Potential Impairment of Interest
The court then examined whether the outcome of the lawsuit could potentially impair Murphy Company's protectable interest. It referenced the principle that if an intervenor would be substantially affected by the determination made in the action, they should generally be allowed to intervene. Given that the plaintiffs sought to invalidate the BLM's Revised Environmental Assessment and enjoin the timber sale, the court recognized that a favorable outcome for the plaintiffs would severely restrict Murphy Company's access to the timber. The court highlighted that the timber sale contract included provisions that limited Murphy’s remedies in the event of a court order prohibiting the sale, further underscoring the potential impact on Murphy's business interests. The court thus found that a ruling in favor of the plaintiffs would indeed impair Murphy Company's ability to protect its economic interests.
Inadequacy of Representation
In evaluating the adequacy of representation, the court considered whether the existing parties, specifically the BLM, could effectively represent Murphy Company's distinct interests. The court pointed out that while the BLM had a general responsibility to enforce regulations and balance public interests, its focus differed from Murphy Company’s specific economic interests tied to the timber sale. The court noted that the presumption of adequate representation could be overcome if the intervenor's interests were more narrow or parochial than those of the existing parties. Murphy Company demonstrated that its interests were not aligned with the BLM’s broader regulatory obligations, which included environmental considerations that may conflict with the company's financial goals. Consequently, the court reasoned that the BLM could not guarantee that it would make all of Murphy’s arguments or prioritize its interests. Thus, the court concluded that Murphy Company had established that its representation by the existing parties may be inadequate.

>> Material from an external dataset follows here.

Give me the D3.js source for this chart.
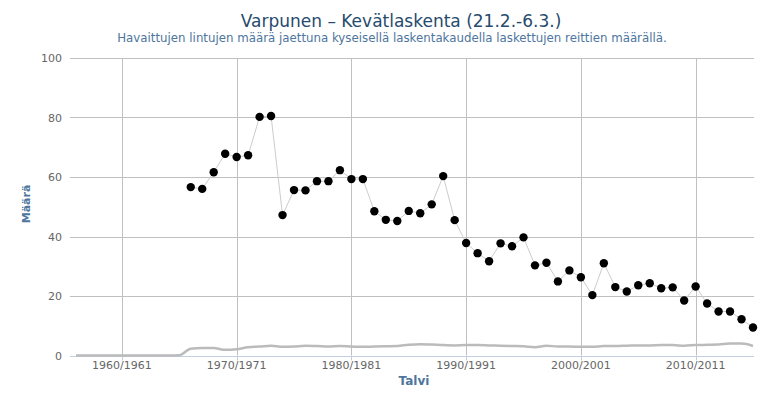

Conclusion on Intervention
Ultimately, the court determined that Murphy Company met all four prongs of the intervention test under Rule 24(a)(2). The timely motion, significant protectable interest, potential impairment of that interest, and inadequacy of representation collectively justified granting Murphy Company the right to intervene in the case. The court's analysis underscored the importance of allowing parties who have a direct stake in the outcome to participate in litigation, as it promotes efficiency and ensures that all relevant interests are adequately represented. By allowing Murphy Company to intervene, the court acknowledged the necessity of involving all concerned parties in the proceedings. Therefore, the court granted Murphy Company's motion to intervene, permitting it to defend its interests in the Griffin Half Moon Vegetation Management Project and the associated timber sale.